start Records supplied
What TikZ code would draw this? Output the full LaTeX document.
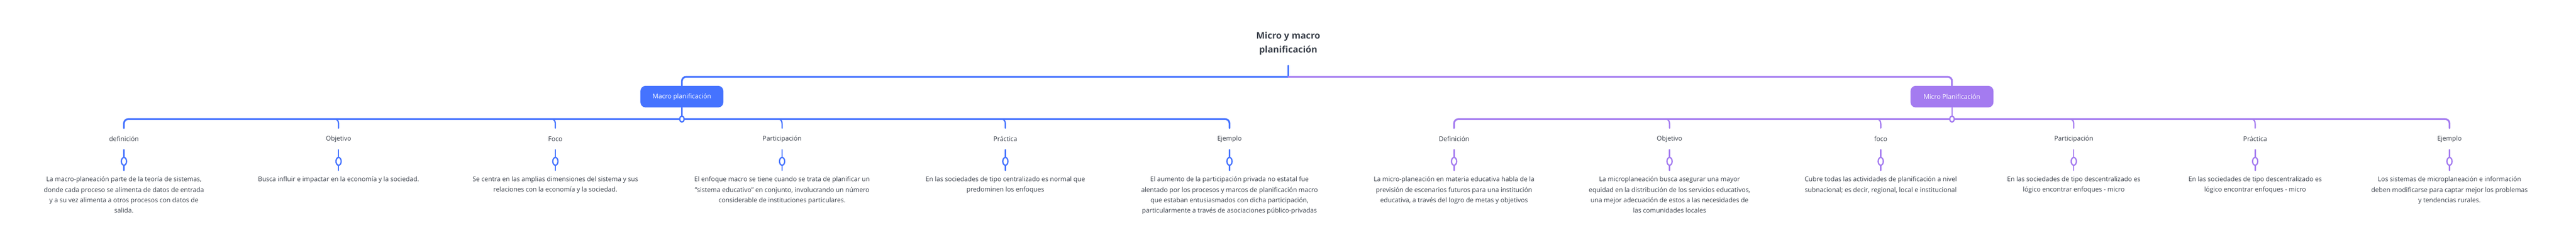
end Records supplied
start Records supplied
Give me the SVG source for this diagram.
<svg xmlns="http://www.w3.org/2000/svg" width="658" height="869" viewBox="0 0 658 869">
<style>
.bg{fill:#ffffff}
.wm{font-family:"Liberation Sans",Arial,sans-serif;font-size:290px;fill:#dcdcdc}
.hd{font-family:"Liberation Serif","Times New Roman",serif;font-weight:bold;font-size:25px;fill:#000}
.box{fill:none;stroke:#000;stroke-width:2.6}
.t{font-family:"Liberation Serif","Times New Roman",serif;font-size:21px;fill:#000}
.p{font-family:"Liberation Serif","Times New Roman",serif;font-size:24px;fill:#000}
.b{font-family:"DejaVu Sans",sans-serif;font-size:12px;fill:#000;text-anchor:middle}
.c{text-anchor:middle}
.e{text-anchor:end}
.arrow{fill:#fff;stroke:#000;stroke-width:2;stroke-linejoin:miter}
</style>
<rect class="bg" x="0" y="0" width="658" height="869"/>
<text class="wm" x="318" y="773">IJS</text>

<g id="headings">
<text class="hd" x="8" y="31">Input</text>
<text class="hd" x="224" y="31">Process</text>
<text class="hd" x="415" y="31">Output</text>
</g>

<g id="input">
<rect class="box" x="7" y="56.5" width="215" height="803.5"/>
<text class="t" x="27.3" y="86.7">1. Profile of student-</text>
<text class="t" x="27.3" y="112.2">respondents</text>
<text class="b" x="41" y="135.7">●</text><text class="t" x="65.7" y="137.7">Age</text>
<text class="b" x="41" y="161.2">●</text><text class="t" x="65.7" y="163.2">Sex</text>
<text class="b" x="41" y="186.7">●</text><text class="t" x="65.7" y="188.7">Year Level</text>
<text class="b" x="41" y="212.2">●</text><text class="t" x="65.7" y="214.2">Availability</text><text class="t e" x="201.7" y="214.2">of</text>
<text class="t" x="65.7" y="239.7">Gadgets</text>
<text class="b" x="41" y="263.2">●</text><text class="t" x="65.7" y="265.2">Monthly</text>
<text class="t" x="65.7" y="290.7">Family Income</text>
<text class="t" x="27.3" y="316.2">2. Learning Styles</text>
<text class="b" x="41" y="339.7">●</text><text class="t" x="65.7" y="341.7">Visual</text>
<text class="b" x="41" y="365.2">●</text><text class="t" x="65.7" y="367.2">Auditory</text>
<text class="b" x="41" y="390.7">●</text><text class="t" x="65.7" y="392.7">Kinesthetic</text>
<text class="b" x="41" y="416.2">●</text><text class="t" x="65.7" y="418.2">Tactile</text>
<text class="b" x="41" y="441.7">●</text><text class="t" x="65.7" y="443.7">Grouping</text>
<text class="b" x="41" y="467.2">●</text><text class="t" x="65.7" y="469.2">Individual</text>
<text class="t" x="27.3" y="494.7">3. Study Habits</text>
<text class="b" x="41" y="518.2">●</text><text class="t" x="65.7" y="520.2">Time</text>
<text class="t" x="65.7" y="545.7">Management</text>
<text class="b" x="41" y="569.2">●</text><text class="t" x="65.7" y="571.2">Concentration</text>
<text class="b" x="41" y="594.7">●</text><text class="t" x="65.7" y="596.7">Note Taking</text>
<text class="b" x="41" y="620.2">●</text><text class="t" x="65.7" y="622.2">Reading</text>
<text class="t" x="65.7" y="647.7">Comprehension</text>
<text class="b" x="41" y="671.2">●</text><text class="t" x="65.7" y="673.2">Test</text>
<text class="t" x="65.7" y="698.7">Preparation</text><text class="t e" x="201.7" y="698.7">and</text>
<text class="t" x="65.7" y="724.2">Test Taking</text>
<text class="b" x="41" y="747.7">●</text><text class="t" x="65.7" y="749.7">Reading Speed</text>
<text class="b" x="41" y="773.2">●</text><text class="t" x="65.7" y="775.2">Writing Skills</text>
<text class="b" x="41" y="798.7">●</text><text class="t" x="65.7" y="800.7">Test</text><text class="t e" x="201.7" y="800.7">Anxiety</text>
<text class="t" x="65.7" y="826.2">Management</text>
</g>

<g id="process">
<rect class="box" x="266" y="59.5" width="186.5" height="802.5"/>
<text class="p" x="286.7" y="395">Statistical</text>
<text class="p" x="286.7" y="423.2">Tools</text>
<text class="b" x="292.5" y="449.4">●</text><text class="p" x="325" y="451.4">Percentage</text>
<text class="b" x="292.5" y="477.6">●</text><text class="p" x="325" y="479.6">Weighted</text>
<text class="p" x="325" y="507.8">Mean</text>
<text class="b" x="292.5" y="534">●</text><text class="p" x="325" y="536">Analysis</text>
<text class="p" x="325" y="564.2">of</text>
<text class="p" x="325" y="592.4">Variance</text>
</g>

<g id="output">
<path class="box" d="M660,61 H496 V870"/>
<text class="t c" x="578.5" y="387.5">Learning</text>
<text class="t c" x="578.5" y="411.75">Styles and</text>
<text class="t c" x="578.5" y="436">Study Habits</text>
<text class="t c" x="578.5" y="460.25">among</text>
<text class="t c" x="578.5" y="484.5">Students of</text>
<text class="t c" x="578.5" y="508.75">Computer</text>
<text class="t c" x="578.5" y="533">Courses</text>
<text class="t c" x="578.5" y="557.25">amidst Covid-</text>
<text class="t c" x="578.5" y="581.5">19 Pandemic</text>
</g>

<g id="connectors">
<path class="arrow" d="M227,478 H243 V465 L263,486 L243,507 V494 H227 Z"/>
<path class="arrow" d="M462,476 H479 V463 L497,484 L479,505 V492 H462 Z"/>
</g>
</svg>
end Records supplied
start Records supplied
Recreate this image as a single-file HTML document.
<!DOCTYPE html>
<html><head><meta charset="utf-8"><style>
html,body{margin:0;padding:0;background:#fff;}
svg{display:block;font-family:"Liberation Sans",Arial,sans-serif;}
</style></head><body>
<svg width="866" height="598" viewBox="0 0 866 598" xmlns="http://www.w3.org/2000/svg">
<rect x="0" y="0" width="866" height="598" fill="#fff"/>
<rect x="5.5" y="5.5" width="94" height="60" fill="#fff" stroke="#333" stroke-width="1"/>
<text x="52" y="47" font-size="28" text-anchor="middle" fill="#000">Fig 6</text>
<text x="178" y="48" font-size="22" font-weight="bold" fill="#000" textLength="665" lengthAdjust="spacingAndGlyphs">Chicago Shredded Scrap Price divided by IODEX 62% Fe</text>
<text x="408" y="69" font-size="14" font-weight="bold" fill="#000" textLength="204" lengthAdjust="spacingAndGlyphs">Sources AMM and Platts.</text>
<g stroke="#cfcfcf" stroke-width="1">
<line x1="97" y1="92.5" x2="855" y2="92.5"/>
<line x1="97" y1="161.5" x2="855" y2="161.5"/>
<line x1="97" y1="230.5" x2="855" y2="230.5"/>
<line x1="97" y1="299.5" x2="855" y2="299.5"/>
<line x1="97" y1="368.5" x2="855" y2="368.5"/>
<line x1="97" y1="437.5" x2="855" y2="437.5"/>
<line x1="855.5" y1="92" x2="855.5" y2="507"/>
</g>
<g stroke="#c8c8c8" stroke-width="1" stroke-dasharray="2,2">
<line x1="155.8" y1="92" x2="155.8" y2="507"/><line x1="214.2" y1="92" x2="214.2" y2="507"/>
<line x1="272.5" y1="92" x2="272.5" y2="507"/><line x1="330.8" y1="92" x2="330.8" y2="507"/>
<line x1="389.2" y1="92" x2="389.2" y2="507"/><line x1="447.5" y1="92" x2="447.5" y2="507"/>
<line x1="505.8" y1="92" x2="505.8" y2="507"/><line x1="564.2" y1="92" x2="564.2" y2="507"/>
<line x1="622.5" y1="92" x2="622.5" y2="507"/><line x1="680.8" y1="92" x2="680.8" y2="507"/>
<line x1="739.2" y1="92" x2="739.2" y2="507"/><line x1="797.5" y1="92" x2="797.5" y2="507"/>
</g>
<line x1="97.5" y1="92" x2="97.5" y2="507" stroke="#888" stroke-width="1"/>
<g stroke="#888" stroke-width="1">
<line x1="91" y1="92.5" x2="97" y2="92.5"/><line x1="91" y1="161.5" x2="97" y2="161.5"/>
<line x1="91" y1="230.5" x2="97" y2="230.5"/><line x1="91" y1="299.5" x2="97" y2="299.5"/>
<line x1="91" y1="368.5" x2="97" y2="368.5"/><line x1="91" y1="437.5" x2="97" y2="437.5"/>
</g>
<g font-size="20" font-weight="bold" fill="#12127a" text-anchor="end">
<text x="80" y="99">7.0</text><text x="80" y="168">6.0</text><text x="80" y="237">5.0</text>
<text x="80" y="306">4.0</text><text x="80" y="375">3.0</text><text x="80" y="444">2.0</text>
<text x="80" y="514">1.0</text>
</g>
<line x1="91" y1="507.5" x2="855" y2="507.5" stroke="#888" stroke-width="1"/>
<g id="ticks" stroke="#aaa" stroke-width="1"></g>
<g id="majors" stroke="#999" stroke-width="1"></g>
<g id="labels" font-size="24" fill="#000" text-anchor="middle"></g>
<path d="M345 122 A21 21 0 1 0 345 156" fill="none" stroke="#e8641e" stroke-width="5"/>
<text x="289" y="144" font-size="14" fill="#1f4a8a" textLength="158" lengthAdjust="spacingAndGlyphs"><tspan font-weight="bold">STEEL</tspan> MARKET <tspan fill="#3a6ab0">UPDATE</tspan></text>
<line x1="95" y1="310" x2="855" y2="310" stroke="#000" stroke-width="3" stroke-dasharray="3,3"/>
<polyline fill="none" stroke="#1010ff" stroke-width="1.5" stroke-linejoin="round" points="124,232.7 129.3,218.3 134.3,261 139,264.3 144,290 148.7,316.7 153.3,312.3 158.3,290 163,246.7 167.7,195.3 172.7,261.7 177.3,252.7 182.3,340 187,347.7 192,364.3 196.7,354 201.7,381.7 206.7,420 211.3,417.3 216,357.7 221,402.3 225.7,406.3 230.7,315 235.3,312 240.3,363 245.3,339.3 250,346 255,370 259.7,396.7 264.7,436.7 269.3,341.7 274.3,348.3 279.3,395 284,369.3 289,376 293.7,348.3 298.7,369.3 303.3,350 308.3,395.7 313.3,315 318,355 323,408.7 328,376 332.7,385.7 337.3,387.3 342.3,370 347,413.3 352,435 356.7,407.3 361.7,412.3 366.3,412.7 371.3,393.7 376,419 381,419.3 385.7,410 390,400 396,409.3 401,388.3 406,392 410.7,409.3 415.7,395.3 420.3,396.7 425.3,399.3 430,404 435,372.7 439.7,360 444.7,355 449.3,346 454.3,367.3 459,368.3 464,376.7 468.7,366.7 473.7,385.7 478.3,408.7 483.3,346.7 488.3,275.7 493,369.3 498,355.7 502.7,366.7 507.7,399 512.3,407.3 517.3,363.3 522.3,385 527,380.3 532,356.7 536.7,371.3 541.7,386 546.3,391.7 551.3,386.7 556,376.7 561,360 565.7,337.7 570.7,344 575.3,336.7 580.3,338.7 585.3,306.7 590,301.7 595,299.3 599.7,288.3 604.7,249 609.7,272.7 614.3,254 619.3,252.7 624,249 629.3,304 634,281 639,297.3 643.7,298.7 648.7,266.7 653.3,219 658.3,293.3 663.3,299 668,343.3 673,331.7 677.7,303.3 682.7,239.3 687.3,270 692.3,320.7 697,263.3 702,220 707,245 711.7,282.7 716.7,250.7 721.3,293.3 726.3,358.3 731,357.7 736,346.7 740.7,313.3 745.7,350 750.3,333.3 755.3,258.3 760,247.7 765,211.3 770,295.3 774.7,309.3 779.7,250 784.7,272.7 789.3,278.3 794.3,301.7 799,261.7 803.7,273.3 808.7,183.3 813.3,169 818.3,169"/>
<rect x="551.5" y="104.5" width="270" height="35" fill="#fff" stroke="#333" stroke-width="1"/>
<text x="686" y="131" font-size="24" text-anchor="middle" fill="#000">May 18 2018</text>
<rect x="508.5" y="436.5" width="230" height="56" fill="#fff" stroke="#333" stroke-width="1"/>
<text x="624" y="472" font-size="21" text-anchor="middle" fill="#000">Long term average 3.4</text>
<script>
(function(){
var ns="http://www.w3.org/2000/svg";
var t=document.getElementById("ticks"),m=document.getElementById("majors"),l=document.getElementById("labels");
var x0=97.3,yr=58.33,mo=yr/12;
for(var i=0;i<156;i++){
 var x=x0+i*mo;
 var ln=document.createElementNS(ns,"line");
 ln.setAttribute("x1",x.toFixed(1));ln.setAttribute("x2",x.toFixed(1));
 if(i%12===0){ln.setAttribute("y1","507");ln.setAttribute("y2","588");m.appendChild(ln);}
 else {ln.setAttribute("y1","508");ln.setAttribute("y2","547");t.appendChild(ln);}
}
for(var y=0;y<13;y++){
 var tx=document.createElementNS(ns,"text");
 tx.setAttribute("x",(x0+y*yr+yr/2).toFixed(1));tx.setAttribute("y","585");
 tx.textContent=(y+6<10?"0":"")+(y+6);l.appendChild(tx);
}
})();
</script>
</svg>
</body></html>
end Records supplied
## Given exercise
From the listing above, return each line with the word "document".

## Correct answer
What TikZ code would draw this? Output the full LaTeX document.
Recreate this image as a single-file HTML document.
var t=document.getElementById("ticks"),m=document.getElementById("majors"),l=document.getElementById("labels");
 var ln=document.createElementNS(ns,"line");
 var tx=document.createElementNS(ns,"text");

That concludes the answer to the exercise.